The flexible approach is being promoted by Jerusalem District police commander Maj. Gen. Nisso Shaham. Perhaps the most experienced of security officials when it comes to reading the mood of the Palestinians, particularly in Jerusalem, Shaham forecast what would happen on that Friday in September 2000, the day after Ariel Sharon's provocative visit to the Temple Mount, despite the calming words of Jibril Rajoub. He is not eager to turn every incident into a battle over sovereignty. Indeed, if Shaham's evaluation is correct - and generals such as Hacohen and perhaps also Mizrahi apparently believe it is - then Israel must not arrogantly draw red lines, which are liable to result in Palestinian casualties. The thrust of the possible demonstrations may be blunted by issuing permits to allow tens of thousands of worshipers to come to the Temple Mount, where a visible, disciplined, restrained and firm police presence will keep things on an even keel. For the first time in a long time, that kind of presence - which aims to enforce the law, impose order, demonstrate deterrence and calm tempers - now exists in the Jerusalem neighborhoods of Silwan and Issawiya.

The Shin Bet security service, the IDF and the police all agree that Jerusalem will most likely be the primary arena of disturbances erupting in September. Not necessarily only at the end of that month, according to the UN timetable, but maybe even at the beginning of it, after Id al-Fitr, the feast that marks the end of Ramadan. The rest will depend on the commanders' operational wisdom.

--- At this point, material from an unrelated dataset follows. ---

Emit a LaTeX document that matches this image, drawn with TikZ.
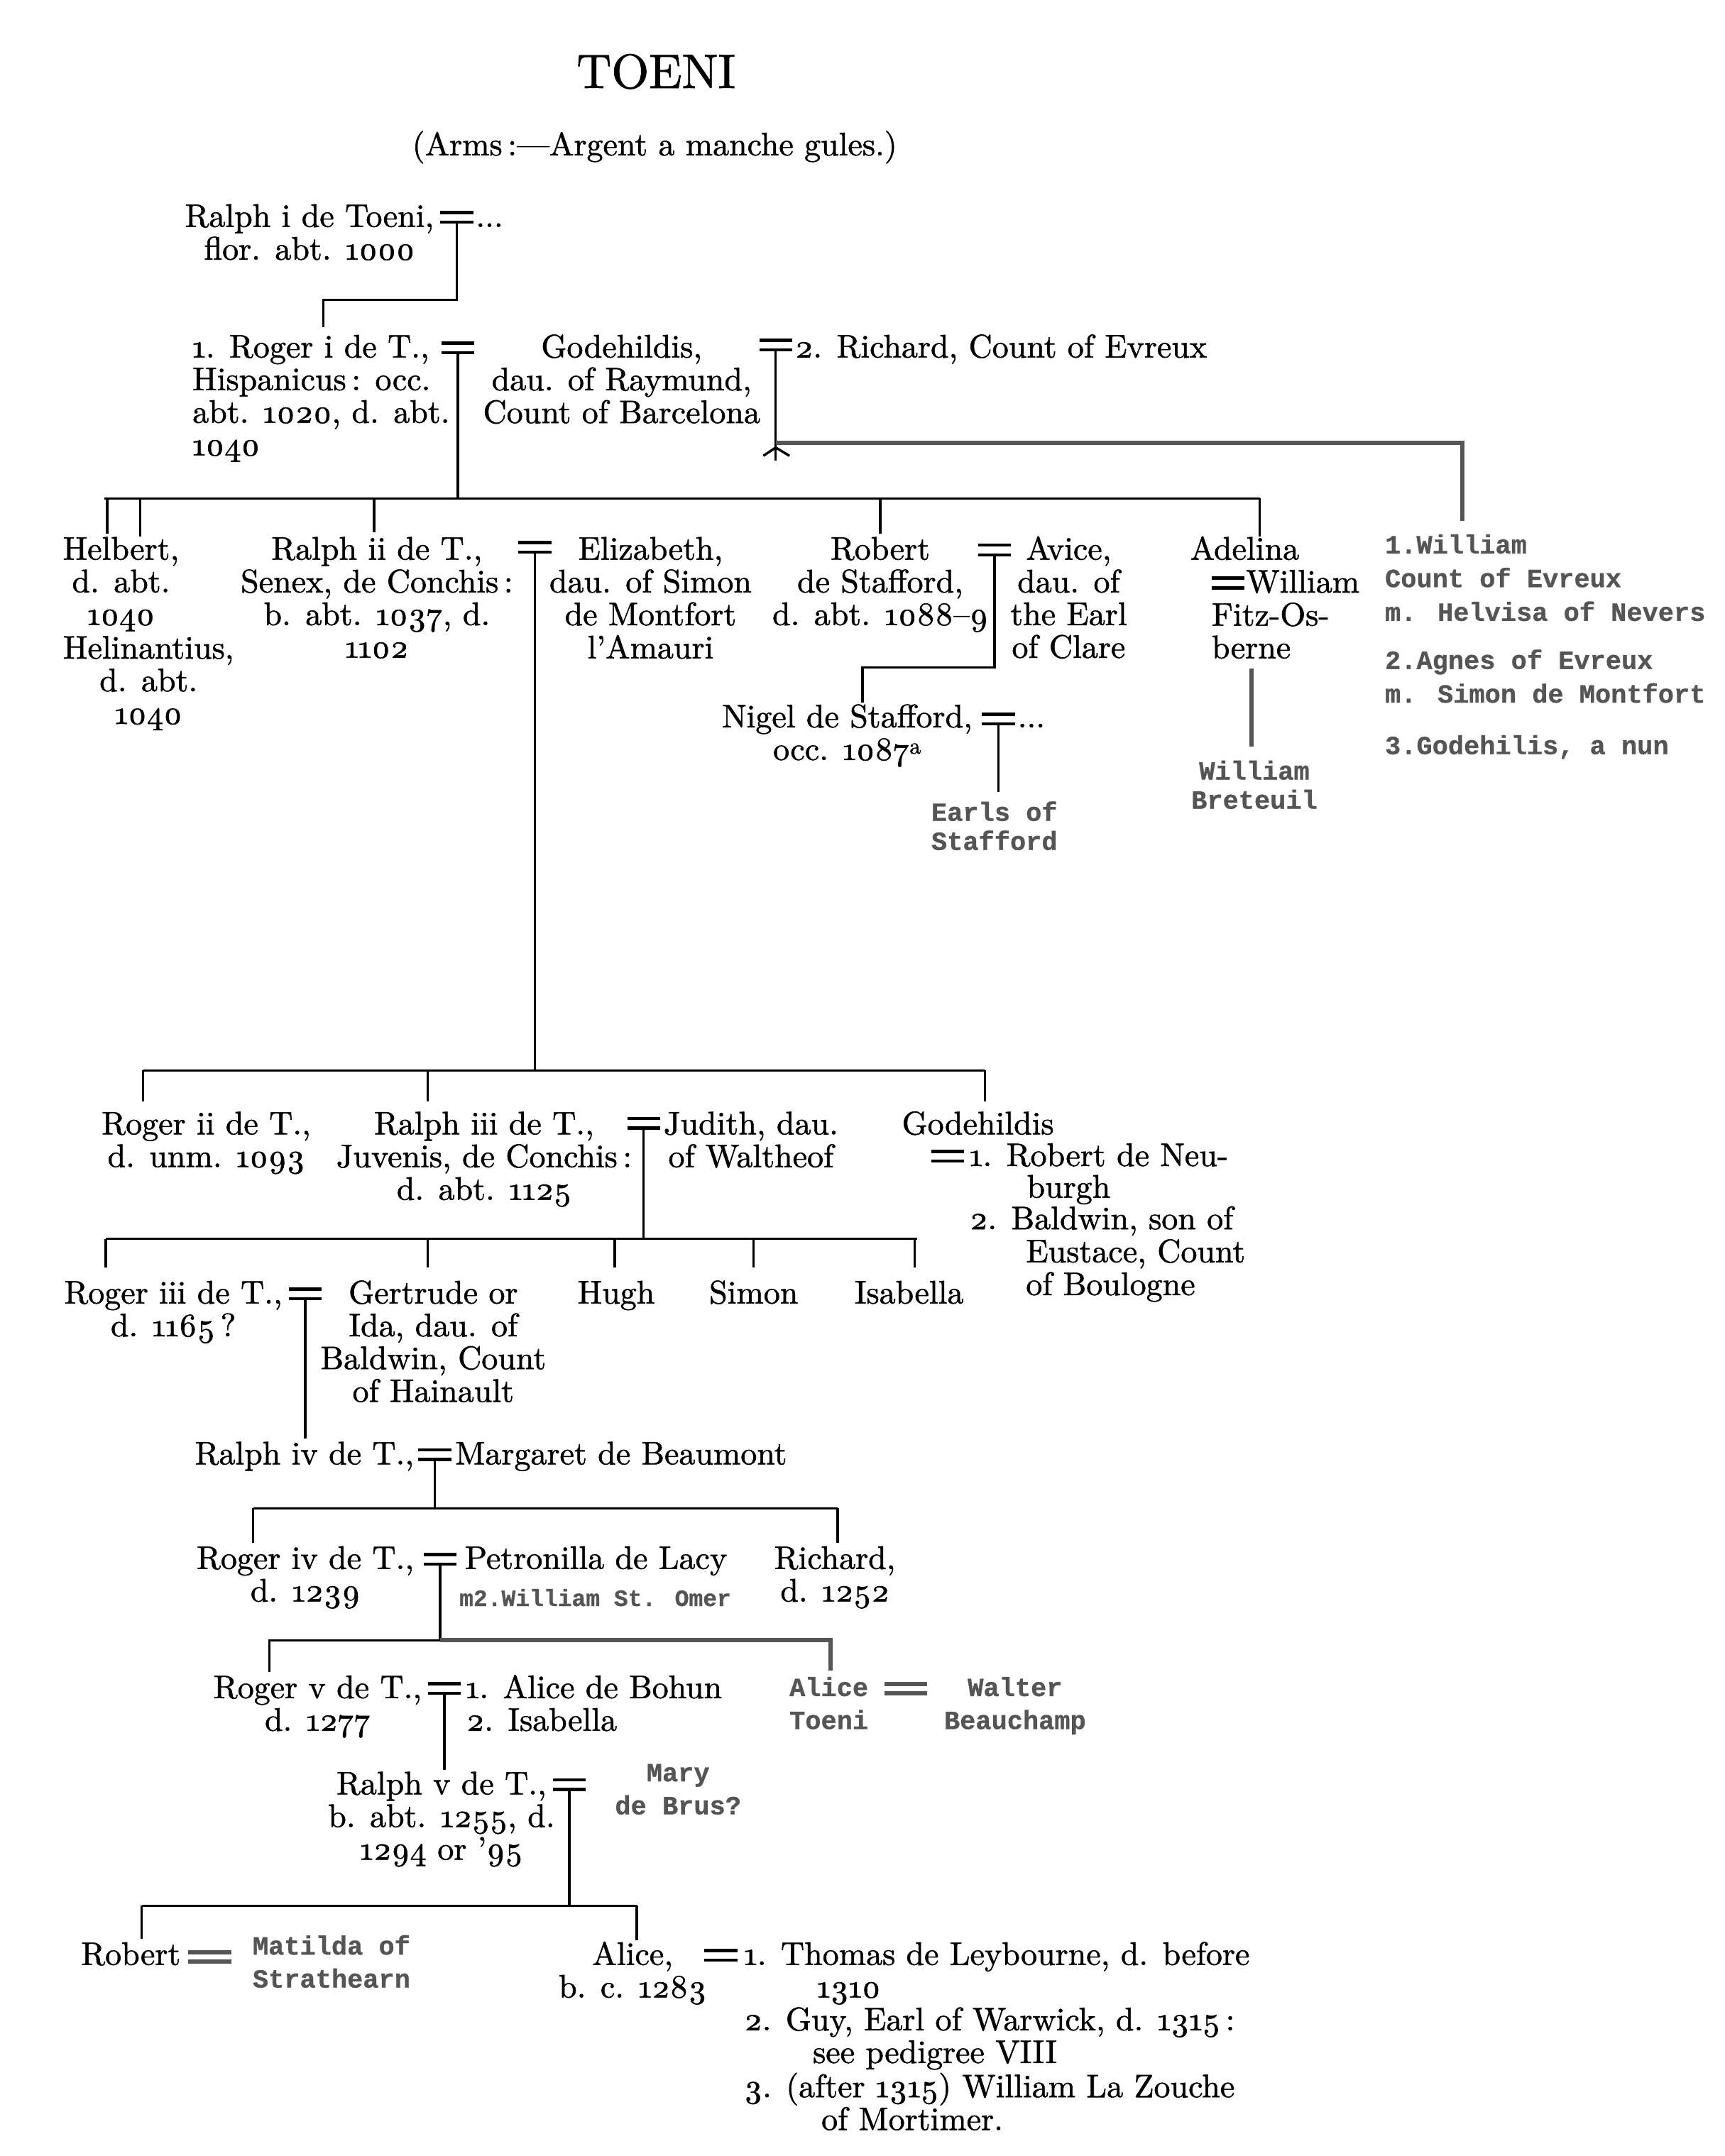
\documentclass[tikz,border=0pt]{standalone}
\usepackage{fontspec}
\setmainfont{lmroman10-regular.otf}[Numbers=OldStyle,FakeBold=1.2]
\newfontfamily\gmono{Liberation Mono}[BoldFeatures={FakeBold=0.8}]
\definecolor{gtone}{RGB}{85,85,85}
\newcommand\fsmain{\fontsize{46}{46}\selectfont\bfseries}
\newcommand\tcen[1]{\begin{tabular}[t]{@{}c@{}}#1\end{tabular}}
\newcommand\tlef[1]{\begin{tabular}[t]{@{}l@{}}#1\end{tabular}}
\begin{document}
\begin{tikzpicture}[x=1.9378pt,y=-1.9378pt,
  txt/.style={inner sep=0pt,outer sep=0pt,font=\fsmain,anchor=base},
  txtw/.style={txt,anchor=base west},
  txte/.style={txt,anchor=base east},
  gtxt/.style={inner sep=0pt,outer sep=0pt,text=gtone,font={\gmono\bfseries\fontsize{37}{46.5}\selectfont},anchor=base},
  gtxtw/.style={gtxt,anchor=base west},
  ln/.style={line width=3.4pt},
  gln/.style={line width=6pt,draw=gtone},
  mbar/.style={line width=4.5pt},
  gbar/.style={line width=6pt,draw=gtone},
  pics/marr/.style={code={\draw[mbar] (-12,-3.5)--(12,-3.5) (-12,3.5)--(12,3.5);}},
]
\fill[white] (0,0) rectangle (1254,1568);
\useasboundingbox (0,0) rectangle (1254,1568);

% title
\node[txt,font=\fontsize{68}{68}\selectfont\bfseries] (title) at (477,64) {TOENI};
\node[txt] (arms) at (476,113) {(Arms\,:—Argent a manche gules.)};

% Ralph i
\node[txt] (ralph1) at (225,165) {\tcen{Ralph i de Toeni,\\flor. abt. 1000}};
\coordinate (m1) at (332,158); \pic at (m1) {marr};
\node[txtw] (dots1) at (346,165) {...};
\coordinate (c1) at (235,238);
\draw[ln] (m1) ++(0,3.5) |- (c1 |- 0,218) -- (c1);

% Roger i generation
\node[txtw] (roger1) at (140,260) {\tlef{1. Roger i de T.,\\Hispanicus\,: occ.\\abt. 1020, d. abt.\\1040}};
\coordinate (m2) at (333,253); \pic at (m2) {marr};
\node[txt] (godeh1) at (452,260) {\tcen{Godehildis,\\dau. of Raymund,\\Count of Barcelona}};
\coordinate (m3) at (564,251); \pic at (m3) {marr};
\node[txtw] (richard1) at (578,260) {2. Richard, Count of Evreux};
\coordinate (m3b) at (564,335);
\draw[ln] (m3) ++(0,3.5) -- (m3b);
\draw[ln] (555,331.5) -- (564,325.5) -- (574,331.5);
\coordinate (ev) at (1063,379);
\draw[gln] (564,322) -| (ev);

% Roger i children
\coordinate (b1) at (333,362.5);
\draw[ln] (m2) ++(0,3.5) -- (b1);
\draw[ln] (76,362.5) -- (916,362.5);
\foreach \xx/\yy in {78/388,102/390,272/387,640/388,916/390}
  \draw[ln] (\xx,362.5) -- (\xx,\yy);

\node[txt] (helbert) at (88,407) {\tcen{Helbert,\\d. abt.\\1040}};
\node[txt] (helin) at (108,479) {\tcen{Helinantius,\\d. abt.\\1040}};
\node[txt] (ralph2) at (274,407) {\tcen{Ralph ii de T.,\\Senex, de Conchis\,:\\b. abt. 1037, d.\\1102}};
\coordinate (m4) at (389,398); \pic at (m4) {marr};
\node[txt] (eliz) at (473,407) {\tcen{Elizabeth,\\dau. of Simon\\de Montfort\\l'Amauri}};
\node[txt] (robert1) at (640,407) {\tcen{Robert\\de Stafford,\\d. abt. 1088–9}};
\coordinate (m5) at (723,400); \pic at (m5) {marr};
\node[txt] (avice) at (777,407) {\tcen{Avice,\\dau. of\\the Earl\\of Clare}};
\coordinate (c5) at (627,511);
\draw[ln] (m5) ++(0,3.5) |- (c5 |- 0,485.5) -- (c5);
\node[txt] (adelina) at (905,407) {Adelina};
\coordinate (m5a) at (893,424); \pic at (m5a) {marr};
\node[txtw] (fitzw) at (906,431) {William};
\node[txtw] (fitzo) at (881,455) {\tlef{Fitz-Os-\\berne}};
\coordinate (bret) at (910,543);
\draw[gln] (910,486) -- (bret);
\node[gtxt,font={\gmono\bfseries\fontsize{37}{41}\selectfont}] (breteuil) at (912,567) {\tcen{William\\Breteuil}};

% Nigel
\node[txt] (nigel) at (616,529) {\tcen{Nigel de Stafford,\\occ. 1087\textsuperscript{a}}};
\coordinate (m6) at (726,523); \pic at (m6) {marr};
\node[txtw] (dots2) at (740,529) {...};
\coordinate (c6) at (726,576);
\draw[ln] (m6) ++(0,3.5) -- (c6);
\node[gtxt,font={\gmono\bfseries\fontsize{37}{41}\selectfont}] (earls) at (723,597) {\tcen{Earls of\\Stafford}};

% right gray block
\node[gtxtw,font={\gmono\bfseries\fontsize{37}{47.5}\selectfont}] (g1) at (1007,402.5) {\tlef{1.William\\Count of Evreux\\m. Helvisa of Nevers}};
\node[gtxtw,font={\gmono\bfseries\fontsize{37}{47.5}\selectfont}] (g2) at (1007,486.5) {\tlef{2.Agnes of Evreux\\m. Simon de Montfort}};
\node[gtxtw] (g3) at (1007,548.5) {3.Godehilis, a nun};

% Ralph ii children
\coordinate (b2) at (389,778.5);
\draw[ln] (m4) ++(0,3.5) -- (b2);
\draw[ln] (104,778.5) -- (716,778.5);
\foreach \xx in {104,311,716}
  \draw[ln] (\xx,778.5) -- (\xx,801);

\node[txt] (roger2) at (150,825) {\tcen{Roger ii de T.,\\d. unm. 1093}};
\node[txt] (ralph3) at (352,825) {\tcen{Ralph iii de T.,\\Juvenis, de Conchis\,:\\d. abt. 1125}};
\coordinate (m7) at (468,817); \pic at (m7) {marr};
\node[txt] (judith) at (546,825) {\tcen{Judith, dau.\\of Waltheof}};
\node[txt] (godeh2) at (711,825) {Godehildis};
\coordinate (m7a) at (689,841); \pic at (m7a) {marr};
\node[txtw] (goa) at (705,848) {1. Robert de Neu-};
\node[txt] (gob) at (777,871) {burgh};
\node[txtw] (goc) at (705,894) {2. Baldwin, son of};
\node[txtw] (god) at (746,918) {\tlef{Eustace, Count\\of Boulogne}};

% Ralph iii children
\coordinate (b3) at (468,901);
\draw[ln] (m7) ++(0,3.5) -- (b3);
\draw[ln] (77,901) -- (667,901);
\foreach \xx in {77,311,447,548,665}
  \draw[ln] (\xx,901) -- (\xx,922);

\node[txt] (roger3) at (126,948) {\tcen{Roger iii de T.,\\d. 1165\,?}};
\coordinate (m8) at (222,941); \pic at (m8) {marr};
\node[txt] (gertrude) at (315,948) {\tcen{Gertrude or\\Ida, dau. of\\Baldwin, Count\\of Hainault}};
\node[txt] (hugh) at (448,948) {Hugh};
\node[txt] (simon) at (548,948) {Simon};
\node[txt] (isabella) at (661,948) {Isabella};

% Ralph iv
\coordinate (c8) at (222,1046);
\draw[ln] (m8) ++(0,3.5) -- (c8);
\node[txte] (ralph4) at (301,1065) {Ralph iv de T.,};
\coordinate (m9) at (316,1058); \pic at (m9) {marr};
\node[txtw] (margaret) at (331,1065) {Margaret de Beaumont};
\coordinate (b4) at (316,1097);
\draw[ln] (m9) ++(0,3.5) -- (b4);
\draw[ln] (184,1097) -- (609,1097);
\foreach \xx in {184,609}
  \draw[ln] (\xx,1097) -- (\xx,1122);

% Roger iv
\node[txt] (roger4) at (222,1141) {\tcen{Roger iv de T.,\\d. 1239}};
\coordinate (m10) at (320,1134); \pic at (m10) {marr};
\node[txtw] (petro) at (338,1141) {Petronilla de Lacy};
\node[gtxtw,font={\gmono\bfseries\fontsize{33}{40}\selectfont}] (omer) at (334,1168) {m2.William St. Omer};
\node[txt] (richard2) at (607,1141) {\tcen{Richard,\\d. 1252}};
\coordinate (b5) at (320,1193);
\draw[ln] (m10) ++(0,3.5) -- (b5);
\draw[ln] (b5) -- (196,1193) -- (196,1216);
\coordinate (c5g) at (604,1215);
\draw[gln] (b5) -| (c5g);

% Roger v
\node[txt] (roger5) at (231,1235) {\tcen{Roger v de T.,\\d. 1277}};
\coordinate (m11) at (323,1228); \pic at (m11) {marr};
\node[txtw] (bohun) at (339,1235) {\tlef{1. Alice de Bohun\\2. Isabella}};
\node[gtxtw] (alicet) at (574,1233.5) {\tlef{Alice\\Toeni}};
\draw[gbar] (643,1225) -- (674,1225) (643,1231.5) -- (674,1231.5);
\node[gtxt] (walter) at (738,1233.5) {\tcen{Walter\\Beauchamp}};
\coordinate (c11) at (323,1287);
\draw[ln] (m11) ++(0,3.5) -- (c11);

% Ralph v
\node[txt] (ralph5) at (321,1305) {\tcen{Ralph v de T.,\\b. abt. 1255, d.\\1294 or '95}};
\coordinate (m12) at (414,1298); \pic at (m12) {marr};
\node[gtxt] (mary) at (493,1295.5) {\tcen{Mary\\de Brus?}};
\coordinate (b6) at (414,1386);
\draw[ln] (m12) ++(0,3.5) -- (b6);
\draw[ln] (103,1386) -- (463,1386);
\draw[ln] (103,1386) -- (103,1410);
\draw[ln] (463,1386) -- (463,1411);

% last generation
\node[txtw] (robert2) at (59,1429) {Robert};
\draw[gbar] (137,1420) -- (168,1420) (137,1426.5) -- (168,1426.5);
\node[gtxt] (matilda) at (241,1421.5) {\tcen{Matilda of\\Strathearn}};
\node[txt] (alice2) at (460,1429) {\tcen{Alice,\\b. c. 1283}};
\coordinate (m13) at (524,1422); \pic at (m13) {marr};
\node[txtw] (husb) at (541,1429) {\tlef{1. Thomas de Leybourne, d. before\\\hspace*{103pt}1310\\2. Guy, Earl of Warwick, d. 1315\,:\\\hspace*{97pt}see pedigree VIII\\3. (after 1315) William La Zouche\\\hspace*{109pt}of Mortimer.}};
\end{tikzpicture}
\end{document}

A senior officer this week recalled a meeting called by Sharon when arguments over dealing with a strange protrusion from the wall of the Temple Mount threatened to destroy the status quo. Various alternatives were considered for the repair work - Israelis, Palestinians, Jordanians and Egyptians - and ultimately Sharon chose to employ Arab workers. Two Likud ministers, who are now in the Netanyahu government, objected. Sharon pounded the table with his hand. Sovereignty, he said, is bought with the blood of brave Israeli men. It will not be infringed if four Arab workers on ropes work on the wall.